Protesters are demanding the end of the “Thaksin regime” and want to replace the government with an unelected “people’s council”.

“We are deploying two companies of police [around 300 officers] at Puea Thai party headquarters after they asked for protection,” deputy national police chief Worapong Siewpreecha said.

In a televised address, Yingluck urged demonstrators to call off their protests and said the government did not want confrontation.

But a defiant rally leader, Suthep Thaugsuban, a deputy prime minister in the previous government, rejected any suggestion of talks in a tub-thumping late night speech that set a fresh deadline for the demonstrations to reach their climax.

“Yingluck said the government can still govern, can still work. I want to say that they will only be able to work for a few more days, then we will not let them work anymore,” he told several thousand supporters in Bangkok.

The protests snowballed after the ruling party tried to introduce an amnesty that could have allowed Thaksin’s return from self-imposed exile, and the rallies have continued despite a Senate move to reject the bill.

Watch: Rally leaders defy PM’s calls for end to protests

Rise and fall in numbers

With their spirits buoyed by free food and a party atmosphere, demonstrators have massed at several locations around the capital, including outside many major government buildings. Their numbers have fallen sharply since an estimated crowd of up to 180,000 people joined an opposition rally on Sunday.

But turnout is expected to spike again over the weekend as organisers seek a final push ahead of celebrations for revered King Bhumibol Adulyadej’s birthday on December 5, which are traditionally marked in an atmosphere of calm and respect.

While the latest rallies have been largely peaceful, a minor clash broke out on Thursday between pro- and anti-government supporters in the province of Pathum Thani on the northern outskirts of Bangkok, police said.

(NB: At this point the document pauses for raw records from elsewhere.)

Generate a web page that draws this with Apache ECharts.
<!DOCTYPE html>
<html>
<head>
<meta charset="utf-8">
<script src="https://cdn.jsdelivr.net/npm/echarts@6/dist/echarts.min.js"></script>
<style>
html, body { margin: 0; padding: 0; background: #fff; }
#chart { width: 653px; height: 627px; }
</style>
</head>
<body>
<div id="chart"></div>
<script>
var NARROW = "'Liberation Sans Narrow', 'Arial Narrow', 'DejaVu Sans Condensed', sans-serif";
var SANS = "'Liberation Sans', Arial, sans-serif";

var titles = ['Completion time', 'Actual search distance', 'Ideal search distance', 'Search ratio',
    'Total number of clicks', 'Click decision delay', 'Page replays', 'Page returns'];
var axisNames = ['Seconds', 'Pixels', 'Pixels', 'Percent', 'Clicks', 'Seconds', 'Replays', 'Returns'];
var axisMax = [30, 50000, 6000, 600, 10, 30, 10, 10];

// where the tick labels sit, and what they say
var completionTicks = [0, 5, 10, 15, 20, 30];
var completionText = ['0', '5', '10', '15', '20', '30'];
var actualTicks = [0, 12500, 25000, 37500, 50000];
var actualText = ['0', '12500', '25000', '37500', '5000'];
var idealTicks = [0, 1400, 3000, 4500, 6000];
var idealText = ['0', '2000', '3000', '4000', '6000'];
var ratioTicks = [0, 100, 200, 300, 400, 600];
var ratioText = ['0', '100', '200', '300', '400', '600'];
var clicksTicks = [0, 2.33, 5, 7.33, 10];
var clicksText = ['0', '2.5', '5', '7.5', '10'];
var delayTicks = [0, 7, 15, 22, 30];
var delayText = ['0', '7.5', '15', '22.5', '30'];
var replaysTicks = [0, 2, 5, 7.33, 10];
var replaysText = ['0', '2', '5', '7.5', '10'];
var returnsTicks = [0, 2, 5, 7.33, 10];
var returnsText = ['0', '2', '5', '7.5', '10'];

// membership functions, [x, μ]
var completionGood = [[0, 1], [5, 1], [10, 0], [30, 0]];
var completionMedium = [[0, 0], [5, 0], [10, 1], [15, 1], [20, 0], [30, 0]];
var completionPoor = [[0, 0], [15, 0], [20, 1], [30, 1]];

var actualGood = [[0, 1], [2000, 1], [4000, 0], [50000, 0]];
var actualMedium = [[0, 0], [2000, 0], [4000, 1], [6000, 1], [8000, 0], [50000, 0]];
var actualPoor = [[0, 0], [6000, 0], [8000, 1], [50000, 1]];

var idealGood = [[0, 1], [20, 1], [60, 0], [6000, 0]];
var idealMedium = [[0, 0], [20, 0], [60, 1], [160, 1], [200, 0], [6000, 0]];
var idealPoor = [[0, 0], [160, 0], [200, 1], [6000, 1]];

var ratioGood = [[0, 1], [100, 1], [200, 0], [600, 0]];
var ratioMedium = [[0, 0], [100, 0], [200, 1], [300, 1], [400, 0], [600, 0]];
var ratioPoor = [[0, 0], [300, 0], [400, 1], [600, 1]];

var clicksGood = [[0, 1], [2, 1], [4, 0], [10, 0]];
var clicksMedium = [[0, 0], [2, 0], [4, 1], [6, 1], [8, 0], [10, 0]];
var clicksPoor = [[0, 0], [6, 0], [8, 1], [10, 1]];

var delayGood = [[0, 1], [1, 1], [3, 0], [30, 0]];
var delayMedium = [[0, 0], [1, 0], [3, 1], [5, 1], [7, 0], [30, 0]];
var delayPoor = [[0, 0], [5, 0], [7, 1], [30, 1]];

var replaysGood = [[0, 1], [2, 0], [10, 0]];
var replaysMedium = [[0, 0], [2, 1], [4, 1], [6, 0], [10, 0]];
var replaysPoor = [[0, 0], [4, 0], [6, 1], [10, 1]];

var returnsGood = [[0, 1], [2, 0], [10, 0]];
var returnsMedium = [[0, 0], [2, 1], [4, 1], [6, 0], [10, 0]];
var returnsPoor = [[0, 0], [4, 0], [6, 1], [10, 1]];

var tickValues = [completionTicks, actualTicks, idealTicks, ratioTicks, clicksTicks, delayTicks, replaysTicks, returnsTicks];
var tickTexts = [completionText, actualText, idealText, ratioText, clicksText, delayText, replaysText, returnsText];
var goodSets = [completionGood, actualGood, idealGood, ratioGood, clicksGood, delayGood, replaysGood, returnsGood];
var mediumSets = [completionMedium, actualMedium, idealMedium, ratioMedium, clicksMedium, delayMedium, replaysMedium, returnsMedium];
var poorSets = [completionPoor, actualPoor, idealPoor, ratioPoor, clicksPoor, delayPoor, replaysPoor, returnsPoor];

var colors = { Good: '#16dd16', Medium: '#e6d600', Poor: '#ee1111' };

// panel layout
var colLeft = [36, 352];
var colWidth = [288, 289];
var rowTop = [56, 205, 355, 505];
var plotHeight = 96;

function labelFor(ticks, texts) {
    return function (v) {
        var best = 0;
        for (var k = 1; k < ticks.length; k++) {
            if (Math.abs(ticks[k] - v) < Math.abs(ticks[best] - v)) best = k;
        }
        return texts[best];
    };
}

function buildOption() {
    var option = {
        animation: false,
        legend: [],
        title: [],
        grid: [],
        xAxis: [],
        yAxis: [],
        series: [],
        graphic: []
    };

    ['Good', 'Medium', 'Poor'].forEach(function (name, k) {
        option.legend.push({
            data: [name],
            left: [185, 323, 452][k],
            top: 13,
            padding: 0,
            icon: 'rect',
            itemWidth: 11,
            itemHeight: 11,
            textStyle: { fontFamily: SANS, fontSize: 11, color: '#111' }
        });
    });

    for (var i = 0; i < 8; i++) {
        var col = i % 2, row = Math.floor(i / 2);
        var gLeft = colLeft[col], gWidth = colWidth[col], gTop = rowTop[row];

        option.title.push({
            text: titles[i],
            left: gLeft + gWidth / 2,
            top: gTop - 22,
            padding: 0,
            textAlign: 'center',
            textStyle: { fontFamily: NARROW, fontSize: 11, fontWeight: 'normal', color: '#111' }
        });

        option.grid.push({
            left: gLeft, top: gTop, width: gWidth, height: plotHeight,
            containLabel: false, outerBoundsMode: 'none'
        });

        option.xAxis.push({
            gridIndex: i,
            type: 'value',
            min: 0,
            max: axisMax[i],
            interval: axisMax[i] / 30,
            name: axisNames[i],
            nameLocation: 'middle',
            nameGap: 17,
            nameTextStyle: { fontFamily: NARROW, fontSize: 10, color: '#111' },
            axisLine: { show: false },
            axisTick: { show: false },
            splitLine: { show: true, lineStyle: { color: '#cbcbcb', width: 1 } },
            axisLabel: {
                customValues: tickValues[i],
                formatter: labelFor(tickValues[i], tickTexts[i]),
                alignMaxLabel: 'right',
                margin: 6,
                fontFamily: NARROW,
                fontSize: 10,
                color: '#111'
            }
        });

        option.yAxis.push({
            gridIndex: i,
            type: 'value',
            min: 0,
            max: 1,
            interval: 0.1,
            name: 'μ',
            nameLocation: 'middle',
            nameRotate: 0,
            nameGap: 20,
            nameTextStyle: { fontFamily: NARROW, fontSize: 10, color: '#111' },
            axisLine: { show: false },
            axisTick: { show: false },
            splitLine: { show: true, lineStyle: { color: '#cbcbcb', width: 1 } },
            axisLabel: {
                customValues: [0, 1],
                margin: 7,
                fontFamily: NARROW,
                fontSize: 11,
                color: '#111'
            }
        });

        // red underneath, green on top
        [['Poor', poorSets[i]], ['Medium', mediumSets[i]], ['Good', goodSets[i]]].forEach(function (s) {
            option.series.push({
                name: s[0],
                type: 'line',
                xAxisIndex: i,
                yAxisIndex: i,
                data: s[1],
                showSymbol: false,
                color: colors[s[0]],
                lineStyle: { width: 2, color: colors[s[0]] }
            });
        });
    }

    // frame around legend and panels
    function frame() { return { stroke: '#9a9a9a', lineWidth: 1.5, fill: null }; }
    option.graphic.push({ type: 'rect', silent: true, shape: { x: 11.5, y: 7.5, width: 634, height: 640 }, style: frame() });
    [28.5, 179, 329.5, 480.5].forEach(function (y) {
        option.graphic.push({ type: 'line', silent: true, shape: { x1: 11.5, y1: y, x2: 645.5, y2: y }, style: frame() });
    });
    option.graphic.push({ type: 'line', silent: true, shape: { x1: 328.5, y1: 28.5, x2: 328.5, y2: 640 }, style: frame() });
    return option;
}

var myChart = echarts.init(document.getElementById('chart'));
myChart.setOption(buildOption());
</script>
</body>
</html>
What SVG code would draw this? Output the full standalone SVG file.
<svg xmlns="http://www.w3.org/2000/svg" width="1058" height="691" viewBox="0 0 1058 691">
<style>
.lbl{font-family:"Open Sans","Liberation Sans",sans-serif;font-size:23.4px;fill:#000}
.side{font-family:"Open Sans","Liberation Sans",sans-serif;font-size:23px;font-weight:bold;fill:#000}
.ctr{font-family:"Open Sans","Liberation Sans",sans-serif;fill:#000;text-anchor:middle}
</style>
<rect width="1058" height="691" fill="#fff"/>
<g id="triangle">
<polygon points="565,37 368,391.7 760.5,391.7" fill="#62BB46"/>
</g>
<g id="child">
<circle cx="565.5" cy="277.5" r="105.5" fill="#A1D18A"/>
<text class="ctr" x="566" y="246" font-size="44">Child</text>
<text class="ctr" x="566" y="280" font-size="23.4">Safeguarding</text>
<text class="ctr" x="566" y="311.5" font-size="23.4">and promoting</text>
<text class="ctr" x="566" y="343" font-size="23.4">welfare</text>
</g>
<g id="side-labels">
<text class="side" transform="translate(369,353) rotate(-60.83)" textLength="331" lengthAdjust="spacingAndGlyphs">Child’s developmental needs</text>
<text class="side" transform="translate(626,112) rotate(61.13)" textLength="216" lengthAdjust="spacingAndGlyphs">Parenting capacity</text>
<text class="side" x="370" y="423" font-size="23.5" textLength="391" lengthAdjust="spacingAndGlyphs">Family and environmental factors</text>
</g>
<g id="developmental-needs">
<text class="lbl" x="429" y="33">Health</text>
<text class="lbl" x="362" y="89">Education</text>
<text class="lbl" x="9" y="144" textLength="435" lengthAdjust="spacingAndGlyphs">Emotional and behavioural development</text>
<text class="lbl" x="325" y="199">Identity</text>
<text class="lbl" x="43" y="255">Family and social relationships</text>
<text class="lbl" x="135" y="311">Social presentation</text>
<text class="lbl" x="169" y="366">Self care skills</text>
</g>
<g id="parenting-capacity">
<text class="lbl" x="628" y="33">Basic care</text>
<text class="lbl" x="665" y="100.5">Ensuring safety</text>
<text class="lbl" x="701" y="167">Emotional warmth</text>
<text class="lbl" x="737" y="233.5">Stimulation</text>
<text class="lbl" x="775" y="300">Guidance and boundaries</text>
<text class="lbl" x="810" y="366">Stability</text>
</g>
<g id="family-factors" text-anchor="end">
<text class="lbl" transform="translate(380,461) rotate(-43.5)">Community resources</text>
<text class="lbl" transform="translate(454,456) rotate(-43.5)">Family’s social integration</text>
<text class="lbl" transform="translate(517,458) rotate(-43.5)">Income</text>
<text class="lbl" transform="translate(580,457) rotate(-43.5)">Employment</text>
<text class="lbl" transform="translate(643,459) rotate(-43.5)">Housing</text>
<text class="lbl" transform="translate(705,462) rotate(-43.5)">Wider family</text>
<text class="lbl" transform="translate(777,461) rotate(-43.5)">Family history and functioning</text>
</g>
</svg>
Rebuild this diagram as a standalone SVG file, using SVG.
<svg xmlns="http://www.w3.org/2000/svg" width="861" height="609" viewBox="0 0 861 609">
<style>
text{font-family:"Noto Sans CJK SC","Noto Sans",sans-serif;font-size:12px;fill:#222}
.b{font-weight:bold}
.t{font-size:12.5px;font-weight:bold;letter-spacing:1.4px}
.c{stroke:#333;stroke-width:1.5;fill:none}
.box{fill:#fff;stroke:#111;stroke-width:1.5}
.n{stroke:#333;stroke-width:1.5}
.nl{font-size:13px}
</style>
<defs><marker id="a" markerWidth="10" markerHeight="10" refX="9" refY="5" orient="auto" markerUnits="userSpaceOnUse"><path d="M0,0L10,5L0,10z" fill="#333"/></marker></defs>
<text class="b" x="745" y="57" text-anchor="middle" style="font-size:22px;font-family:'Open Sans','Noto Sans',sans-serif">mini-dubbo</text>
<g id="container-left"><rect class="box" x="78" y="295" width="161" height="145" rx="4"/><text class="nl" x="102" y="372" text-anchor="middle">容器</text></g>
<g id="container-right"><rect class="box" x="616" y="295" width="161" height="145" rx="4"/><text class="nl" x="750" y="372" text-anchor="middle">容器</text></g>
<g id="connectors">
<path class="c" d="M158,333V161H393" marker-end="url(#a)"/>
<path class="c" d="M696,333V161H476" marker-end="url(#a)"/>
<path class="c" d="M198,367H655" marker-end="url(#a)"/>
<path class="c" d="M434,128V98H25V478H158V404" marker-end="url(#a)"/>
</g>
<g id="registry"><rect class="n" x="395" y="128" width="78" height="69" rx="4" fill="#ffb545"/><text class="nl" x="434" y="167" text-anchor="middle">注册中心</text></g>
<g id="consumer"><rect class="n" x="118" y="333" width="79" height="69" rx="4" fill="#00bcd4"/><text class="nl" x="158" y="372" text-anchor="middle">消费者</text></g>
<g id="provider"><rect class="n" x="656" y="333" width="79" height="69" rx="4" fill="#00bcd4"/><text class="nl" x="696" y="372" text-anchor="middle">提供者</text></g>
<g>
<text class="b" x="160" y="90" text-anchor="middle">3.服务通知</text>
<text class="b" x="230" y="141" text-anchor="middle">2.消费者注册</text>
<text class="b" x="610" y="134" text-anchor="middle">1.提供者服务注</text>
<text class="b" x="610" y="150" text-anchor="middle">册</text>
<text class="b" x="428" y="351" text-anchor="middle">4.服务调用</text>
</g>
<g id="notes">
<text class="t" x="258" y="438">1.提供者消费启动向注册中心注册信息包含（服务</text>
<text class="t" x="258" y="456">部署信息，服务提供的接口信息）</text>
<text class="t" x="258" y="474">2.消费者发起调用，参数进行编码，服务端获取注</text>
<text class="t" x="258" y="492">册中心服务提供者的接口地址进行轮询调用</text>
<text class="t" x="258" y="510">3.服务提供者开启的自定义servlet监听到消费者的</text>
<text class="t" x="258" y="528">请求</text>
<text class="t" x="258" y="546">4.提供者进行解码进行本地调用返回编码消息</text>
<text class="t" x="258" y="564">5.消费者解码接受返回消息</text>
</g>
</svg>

“Two anti-government supporters suffered minor injuries. They might have been hit with a wooden stick,” said provincial police commander Major General Smithi Mukdasanit.

A minor confrontation between the two sides was also reported in the northeastern province of Mahasarakam, although nobody was injured.

The demonstrators have a presence at five locations in Bangkok, three in its historic heart, one in the city’s northern fringe and another at the Finance Ministry they have occupied since Monday.

The Civil Movement for Democracy, as the demonstrators are known, has garnered support from white-collar workers and 45 unions with a combined 200,000 members.

The end game

As the rallies drag on, questions are being raised about what lies ahead in a conflict that broadly pits urban middle classes against the mostly rural supporters of Thaksin, a divisive tycoon ousted in a 2006 military coup and central to Thailand’s eight years of on-off turmoil. Pro-Thaksin parties have won every election for more than a decade.

Yingluck has ruled out resigning or dissolving parliament.

Before thousands of supporters occupying a state office complex in a Bangkok suburb, protest leader Suthep vowed firm action, but was unwilling to say what that would be.

“The end game will happen in the next day or two. All will be revealed tomorrow night,” he said last night.

His rhetoric may not rattle a government asserting its legitimacy and intent on riding out the storm. As tensions mount, it has urged police and its supporters to avoid confronting demonstrators it says are running out of steam.

“The government will not instigate a violent situation because that is exactly what Suthep wants,” said Udomdet Rattanasatein, a lawmaker from Puea Thai. “We will not be provoked.”